For the '-1' at Row 1, Column 3, the sign is (-1)^(1+3) = (-1)^4 = +1.
So, det(A) = (-1) * (+1) * det(M_13), where M_13 is the smaller matrix you get by taking out Row 1 and Column 3:
$$M_{13} = \begin{pmatrix} 8 & 0 & -11 \\ 7 & 7 & 5 \\ -5 & 0 & 28 \end{pmatrix}$$
So, det(A) = -det(M_13).

3. **Calculate the determinant of the 3x3 matrix (M_13):**
Look at M_13. Wow, Column 2 has two zeros! This is awesome!

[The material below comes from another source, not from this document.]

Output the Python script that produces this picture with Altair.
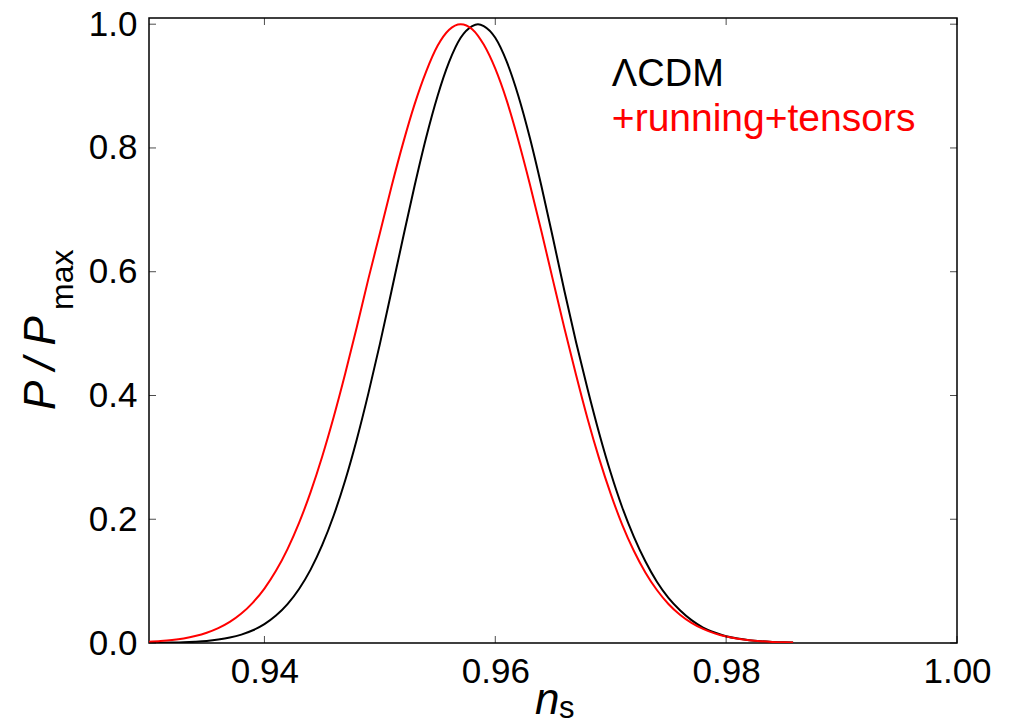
import altair as alt
import pandas as pd

# ---- data ----
ns_lcdm = [0.930, 0.931, 0.932, 0.933, 0.934, 0.935, 0.936, 0.937, 0.938, 0.939,
           0.940, 0.941, 0.942, 0.943, 0.944, 0.945, 0.946, 0.947, 0.948, 0.949,
           0.950, 0.951, 0.952, 0.953, 0.954, 0.955, 0.956, 0.957, 0.958, 0.9585,
           0.959, 0.960, 0.961, 0.962, 0.963, 0.964, 0.965, 0.966, 0.967, 0.968,
           0.969, 0.970, 0.971, 0.972, 0.973, 0.974, 0.975, 0.976, 0.977, 0.978,
           0.979, 0.980, 0.981, 0.982, 0.983, 0.984, 0.985, 0.9858]
p_lcdm = [0.0000, 0.0004, 0.0007, 0.0012, 0.0021, 0.0034, 0.0056, 0.0088, 0.0136, 0.0206,
          0.0305, 0.0443, 0.0628, 0.0873, 0.1186, 0.158, 0.206, 0.263, 0.329, 0.403,
          0.483, 0.568, 0.654, 0.738, 0.816, 0.884, 0.939, 0.978, 0.997, 1.000,
          0.997, 0.978, 0.939, 0.884, 0.816, 0.738, 0.654, 0.568, 0.486, 0.410,
          0.339, 0.275, 0.219, 0.172, 0.132, 0.099, 0.073, 0.053, 0.037, 0.025,
          0.017, 0.011, 0.0072, 0.0046, 0.0029, 0.0018, 0.0011, 0.0008]

ns_run = [0.930, 0.931, 0.932, 0.933, 0.934, 0.935, 0.936, 0.937, 0.938, 0.939,
          0.940, 0.941, 0.942, 0.943, 0.944, 0.945, 0.946, 0.947, 0.948, 0.949,
          0.950, 0.951, 0.952, 0.953, 0.954, 0.955, 0.956, 0.957, 0.958, 0.959,
          0.960, 0.961, 0.962, 0.963, 0.964, 0.965, 0.966, 0.967, 0.968, 0.969,
          0.970, 0.971, 0.972, 0.973, 0.974, 0.975, 0.976, 0.977, 0.978, 0.979,
          0.980, 0.981, 0.982, 0.983, 0.984, 0.985, 0.9858]
p_run = [0.0020, 0.0031, 0.0048, 0.0074, 0.0112, 0.0165, 0.0239, 0.0340, 0.0475, 0.0653,
         0.0880, 0.1166, 0.1518, 0.1941, 0.2438, 0.3009, 0.3651, 0.4354, 0.5104, 0.588,
         0.662, 0.737, 0.807, 0.870, 0.923, 0.965, 0.991, 1.000, 0.992, 0.967,
         0.928, 0.876, 0.812, 0.741, 0.665, 0.586, 0.508, 0.433, 0.362, 0.298,
         0.241, 0.191, 0.149, 0.114, 0.0856, 0.0631, 0.0457, 0.0325, 0.0227, 0.0155,
         0.0104, 0.0069, 0.0044, 0.0028, 0.0018, 0.0011, 0.0008]

x_ticks = [0.94, 0.96, 0.98, 1.00]
y_ticks = [0.0, 0.2, 0.4, 0.6, 0.8, 1.0]
x_domain = [0.93, 1.00]
y_domain = [0.0, 1.01]

legend_text = ["ΛCDM", "+running+tensors"]
legend_color = ["black", "#ff0000"]
legend_size = [38, 39]
legend_x = [0.9701, 0.9701]
legend_y = [0.900, 0.827]

y_title = ["P / P"]
y_sub = ["max"]
x_title = ["n"]
x_sub = ["s"]

FONT = "Liberation Sans"
W, H = 808, 625

xs = alt.Scale(domain=x_domain, nice=False, zero=False)
ys = alt.Scale(domain=y_domain, nice=False, zero=False)

x_axis = alt.Axis(values=x_ticks, format=".2f", title=None, ticks=False, tickSize=0,
                  domain=False, grid=False, labelFont=FONT, labelFontSize=35,
                  labelColor="black", labelPadding=11, labelFlush=False, labelOverlap=False)
y_axis = alt.Axis(values=y_ticks, format=".1f", title=None, ticks=False, tickSize=0,
                  domain=False, grid=False, labelFont=FONT, labelFontSize=35,
                  labelColor="black", labelPadding=12, labelFlush=False, labelOverlap=False)

df_l = pd.DataFrame({"ns": ns_lcdm, "p": p_lcdm})
df_r = pd.DataFrame({"ns": ns_run, "p": p_run})

black_line = alt.Chart(df_l).mark_line(color="black", strokeWidth=2, interpolate="monotone", clip=True).encode(
    x=alt.X("ns:Q", scale=xs, axis=x_axis),
    y=alt.Y("p:Q", scale=ys, axis=y_axis),
)
red_line = alt.Chart(df_r).mark_line(color="#ff0000", strokeWidth=2, interpolate="monotone", clip=True).encode(
    x=alt.X("ns:Q", scale=xs),
    y=alt.Y("p:Q", scale=ys),
)

xt = pd.DataFrame({"v": x_ticks})
yt = pd.DataFrame({"v": y_ticks})
tick_bottom = alt.Chart(xt).mark_tick(color="black", thickness=1, size=7, orient="vertical").encode(
    x=alt.X("v:Q", scale=xs), y=alt.value(H - 3.5))
tick_top = alt.Chart(xt).mark_tick(color="black", thickness=1, size=7, orient="vertical").encode(
    x=alt.X("v:Q", scale=xs), y=alt.value(3.5))
tick_left = alt.Chart(yt).mark_tick(color="black", thickness=1, size=7, orient="horizontal").encode(
    y=alt.Y("v:Q", scale=ys), x=alt.value(3.5))
tick_right = alt.Chart(yt).mark_tick(color="black", thickness=1, size=7, orient="horizontal").encode(
    y=alt.Y("v:Q", scale=ys), x=alt.value(W - 3.5))

leg = alt.Chart(pd.DataFrame({"t": legend_text, "c": legend_color, "s": legend_size,
                              "x": legend_x, "y": legend_y})).mark_text(
    font=FONT, align="left", baseline="alphabetic").encode(
    x=alt.X("x:Q", scale=xs), y=alt.Y("y:Q", scale=ys), text="t:N",
    size=alt.Size("s:Q", scale=None, legend=None),
    color=alt.Color("c:N", scale=None, legend=None))

ytitle = alt.Chart(pd.DataFrame({"t": y_title})).mark_text(
    font=FONT, fontSize=44, fontStyle="italic", angle=270, align="left", baseline="alphabetic",
    color="black").encode(x=alt.value(-94), y=alt.value(392), text="t:N")
ysub = alt.Chart(pd.DataFrame({"t": y_sub})).mark_text(
    font=FONT, fontSize=32, angle=270, align="left", baseline="alphabetic",
    color="black").encode(x=alt.value(-76), y=alt.value(292), text="t:N")
xtitle = alt.Chart(pd.DataFrame({"t": x_title})).mark_text(
    font=FONT, fontSize=44, fontStyle="italic", align="left", baseline="alphabetic",
    color="black").encode(x=alt.value(386), y=alt.value(696), text="t:N")
xsub = alt.Chart(pd.DataFrame({"t": x_sub})).mark_text(
    font=FONT, fontSize=31, align="left", baseline="alphabetic",
    color="black").encode(x=alt.value(410), y=alt.value(700), text="t:N")

chart = alt.layer(
    black_line, red_line, tick_bottom, tick_top, tick_left, tick_right,
    leg, ytitle, ysub, xtitle, xsub
).properties(
    width=W, height=H,
    background="white",
    autosize=alt.AutoSizeParams(type="none"),
    padding={"left": 149, "top": 18, "right": 61, "bottom": 83},
).configure_view(stroke="black", strokeWidth=1.5)

chart.save("out.html", embed_options={"renderer": "svg", "actions": False})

Let's expand along Column 2.
The only non-zero number in Column 2 is the '7' in Row 2, Column 2.
The sign for '7' at Row 2, Column 2 is (-1)^(2+2) = (-1)^4 = +1.
So, det(M_13) = (7) * (+1) * det(M'_22), where M'_22 is the smaller matrix you get by taking out Row 2 and Column 2 from M_13:
$$M'_{22} = \begin{pmatrix} 8 & -11 \\ -5 & 28 \end{pmatrix}$$
So, det(M_13) = 7 * det(M'_22).

4. **Calculate the determinant of the 2x2 matrix (M'_22):**
For a 2x2 matrix like $\begin{pmatrix} a & b \\ c & d \end{pmatrix}$, the determinant is (a*d - b*c).
det(M'_22) = (8 * 28) - (-11 * -5)
det(M'_22) = 224 - 55
det(M'_22) = 169

5. **Put it all together!**
We found:
* det(M'_22) = 169
* det(M_13) = 7 * det(M'_22) = 7 * 169 = 1183
* det(A) = -det(M_13) = -1183

And there you have it! The determinant is -1183. Fun stuff!